Unter McConnells Druck und mit Blick auf Meinungsumfragen nehmen auch immer mehr Abgeordnete und Senatoren der Demokraten die Haltung ein, Guantanamo-Insassen sollten nicht in ihren Wahlkreis gebracht werden – weder in ein Gefängnis dort, noch in ein Gericht, um ihnen dort den Prozess zu machen, noch zur Freilassung, weil sie als unschuldig gelten. Er könne sich leicht die Bildung von „535 Protestkomitees“ gegen die Aufnahme von Guantanamo-Gefangenen  vorstellen, scherzte Obamas Sprecher Robert Gibbs kürzlich in einer Pressekonferenz im Weißen Haus.
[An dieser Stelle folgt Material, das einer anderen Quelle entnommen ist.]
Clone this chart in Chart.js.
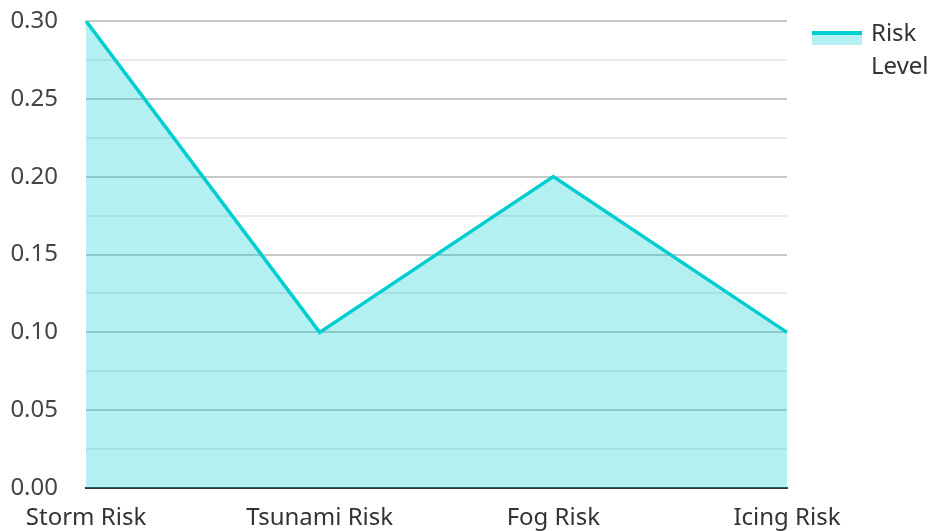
<!DOCTYPE html>
<html>
<head>
<meta charset="utf-8">
<script src="https://cdn.jsdelivr.net/npm/chart.js@4"></script>
<style>
  html, body { margin: 0; padding: 0; background: #fff; }
  #wrap { width: 931px; height: 531px; }
</style>
</head>
<body>
<div id="wrap"><canvas id="riskChart"></canvas></div>
<script>
const categories = ['Storm Risk', 'Tsunami Risk', 'Fog Risk', 'Icing Risk'];
const riskLevel = [0.30, 0.10, 0.20, 0.10];
const seriesName = ['Risk', 'Level'];

const lineColor = '#00CED1';
const fillColor = 'rgba(0, 206, 209, 0.3)';

// legend drawn by hand so the label can wrap on two lines
const legendRight = {
    id: 'legendRight',
    afterDraw(chart) {
        const ctx = chart.ctx;
        ctx.save();
        ctx.fillStyle = fillColor;
        ctx.fillRect(812, 31, 50, 14);
        ctx.fillStyle = lineColor;
        ctx.fillRect(812, 31, 50, 4);
        ctx.fillStyle = '#333';
        ctx.font = '24px "Noto Sans"';
        ctx.textBaseline = 'middle';
        ctx.textAlign = 'left';
        seriesName.forEach((t, i) => ctx.fillText(t, 871, 34 + i * 33));
        ctx.restore();
    }
};

new Chart(document.getElementById('riskChart'), {
    type: 'line',
    data: {
        labels: categories,
        datasets: [{
            label: seriesName.join(' '),
            data: riskLevel,
            borderColor: lineColor,
            backgroundColor: fillColor,
            borderWidth: 3.5,
            fill: 'origin',
            pointRadius: 0,
            tension: 0
        }]
    },
    options: {
        responsive: true,
        maintainAspectRatio: false,
        animation: false,
        layout: { padding: { left: 0, right: 144, top: 21, bottom: 0 } },
        plugins: {
            legend: { display: false },
            tooltip: { enabled: false }
        },
        scales: {
            x: {
                offset: false,
                grid: { display: false },
                border: { display: true, color: '#333', width: 2 },
                ticks: {
                    color: '#333',
                    font: { family: 'Noto Sans', size: 24 },
                    padding: 8,
                    maxRotation: 0,
                    autoSkip: false
                },
                afterFit(scale) {
                    scale.height = 43;
                    scale.paddingLeft = 0;
                    scale.paddingRight = 0;
                }
            },
            y: {
                min: 0,
                max: 0.3,
                border: { display: false },
                grid: {
                    drawTicks: false,
                    color(ctx) {
                        const v = Math.round(ctx.tick.value * 1000);
                        return v % 50 === 0 ? '#c8c8c8' : '#ebebeb';
                    },
                    lineWidth: 2
                },
                ticks: {
                    stepSize: 0.025,
                    color: '#444',
                    font: { family: 'Noto Sans', size: 24 },
                    padding: 28,
                    callback(value) {
                        const v = Math.round(value * 1000);
                        return v % 50 === 0 ? value.toFixed(2) : '';
                    }
                },
                afterFit(scale) {
                    scale.width = 86;
                    scale.paddingTop = 0;
                    scale.paddingBottom = 0;
                }
            }
        }
    },
    plugins: [legendRight]
});
</script>
</body>
</html>
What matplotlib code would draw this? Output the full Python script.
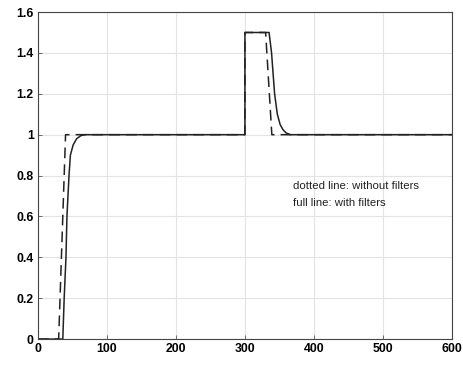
import matplotlib
matplotlib.use('Agg')
import matplotlib.pyplot as plt

# without filters (dashed)
t_raw = [0, 30, 40, 300, 300, 330, 339, 600]
y_raw = [0, 0, 1, 1, 1.5, 1.5, 1.0, 1.0]

# with filters (solid)
t_filt = [0, 36, 38, 40.6, 42, 45, 47, 51, 56, 62, 68, 80, 300, 300, 335,
          338.6, 343, 347, 351, 355, 360, 366, 600]
y_filt = [0, 0, 0.2, 0.4, 0.6, 0.8, 0.9, 0.95, 0.98, 0.995, 1.0, 1.0, 1.0, 1.5, 1.5,
          1.4, 1.2, 1.1, 1.05, 1.025, 1.008, 1.0, 1.0]

xticks = [0, 100, 200, 300, 400, 500, 600]
yticks = [0, 0.2, 0.4, 0.6, 0.8, 1, 1.2, 1.4, 1.6]
ylabels = ['0', '0.2', '0.4', '0.6', '0.8', '1', '1.2', '1.4', '1.6']

plt.rcParams['font.family'] = ['Liberation Sans', 'DejaVu Sans']

fig = plt.figure(figsize=(4.63, 3.65), dpi=100)
ax = fig.add_axes([0.082, 0.071, 0.894, 0.896])

ax.plot(t_filt, y_filt, color='#222222', lw=1.1)
ax.plot(t_raw, y_raw, color='#222222', lw=1.1, dashes=(7, 4))

ax.set_xlim(0, 600)
ax.set_ylim(0, 1.6)
ax.set_xticks(xticks)
ax.set_xticklabels([str(x) for x in xticks], fontweight='bold', fontsize=8.8)
ax.set_yticks(yticks)
ax.set_yticklabels(ylabels, fontweight='bold', fontsize=8.8)
ax.tick_params(direction='in', length=3, width=0.6, color='#555555', pad=3)
ax.grid(True, color='#e3e3e3', lw=0.8)
ax.set_axisbelow(True)
for s in ax.spines.values():
    s.set_color('#444444')
    s.set_linewidth(0.8)

ax.text(369, 0.75, 'dotted line: without filters', fontsize=8.2, va='center', color='#222222')
ax.text(369, 0.665, 'full line: with filters', fontsize=8.2, va='center', color='#222222')

fig.savefig('out.png', dpi=100)
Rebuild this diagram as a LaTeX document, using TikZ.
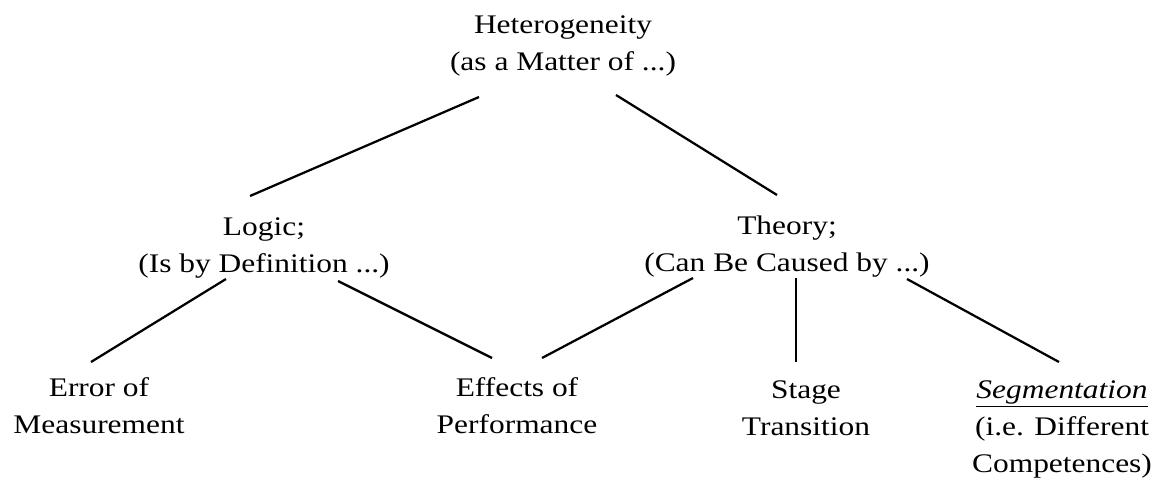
\documentclass[tikz,border=0pt]{standalone}
\usepackage{fontspec}
\setmainfont[FakeStretch=1.17]{Liberation Serif}
\usepackage{tikz}
\usetikzlibrary{calc}

\begin{document}
\begin{tikzpicture}[x=0.025cm,y=-0.025cm,
    lbl/.style={anchor=base,align=center,inner sep=0pt,
                font=\fontsize{19.1}{26.2}\selectfont},
    edge/.style={line width=1.6pt}]
  \useasboundingbox (0,0) rectangle (1152,481);
  % top and middle level (base = last line)
  \node[lbl] (het)    at (563,70)  {Heterogeneity\\(as a Matter of ...)};
  \node[lbl] (logic)  at (264,272) {Logic;\\(Is by Definition ...)};
  \node[lbl] (theory) at (787,271) {Theory;\\(Can Be Caused by ...)};
  % bottom level
  \node[lbl] (error)   at (99,433)   {Error of\\Measurement};
  \node[lbl] (effects) at (517,433)  {Effects of\\Performance};
  \node[lbl] (stage)   at (806,435)  {Stage\\Transition};
  \node[lbl] (seg)     at (1062,472) {\underline{\textit{Segmentation}}\\(i.e. Different\\Competences)};
  % connectors
  \draw[edge] ($(het.base)+(-84,27)$)   -- ($(logic.base)+(-14,-76)$);
  \draw[edge] ($(het.base)+(53,25)$)    -- ($(theory.base)+(-10,-76)$);
  \draw[edge] ($(logic.base)+(-38,7)$)  -- ($(error.base)+(-8,-71)$);
  \draw[edge] ($(logic.base)+(74,9)$)   -- ($(effects.base)+(-25,-75)$);
  \draw[edge] ($(theory.base)+(-94,7)$) -- ($(effects.base)+(25,-75)$);
  \draw[edge] ($(theory.base)+(9,7)$)   -- ($(stage.base)+(-10,-73)$);
  \draw[edge] ($(theory.base)+(120,8)$) -- ($(seg.base)+(-3,-110)$);
\end{tikzpicture}
\end{document}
Er meinte damit die Zahl der Wahlkreise der 435 Abgeordneten und 100 Senatoren.

Anders als in Europa betrachten die meisten Amerikaner die Einrichtung des Lagers nicht als Fehler und Verstoß gegen internationale Rechtsprinzipien, der endlich korrigiert werden muss. Sondern sie wünschen, dass sie auch weiterhin an ihren Wohnorten nicht mit dem Problem und den möglichen Risiken belästigt werden. Da wirkt sich die jahrelange Propaganda der Bush-Regierung aus, die unablässig wiederholte, alle Guantanamo-Gefangenen seien gefährliche Topterroristen. Die Möglichkeit, dass Menschen zu Unrecht dort sitzen, wurde von der Bush-Regierung nicht öffentlich diskutiert.

Menschenrechtsgruppen befürchten bereits, ein Teil der Terrorverdächtigen könne am Ende noch rechtloser dastehen als in Guantanamo. Wenn Obama am Plan festhalte, das Lager in Kuba zu schließen, aber die Insassen nicht in die USA bringen könne, dann wäre eine Alternative, sie in andere Gefängnisse außerhalb der USA zu verlegen, zum Beispiel Bagram in Afghanistan. Was die Gefangenen dort betrifft, vertritt Obamas Regierung eine ähnliche Rechtsauffassung, wie zuvor Bush gegenüber Guantanamo-Häftlingen: Bagram liege außerhalb der USA. Die Insassen dort hätten deshalb nicht das Recht, US-Gerichte anzurufen, um den Grund ihrer Haft und die Haftbedingungen überprüfen zu lassen.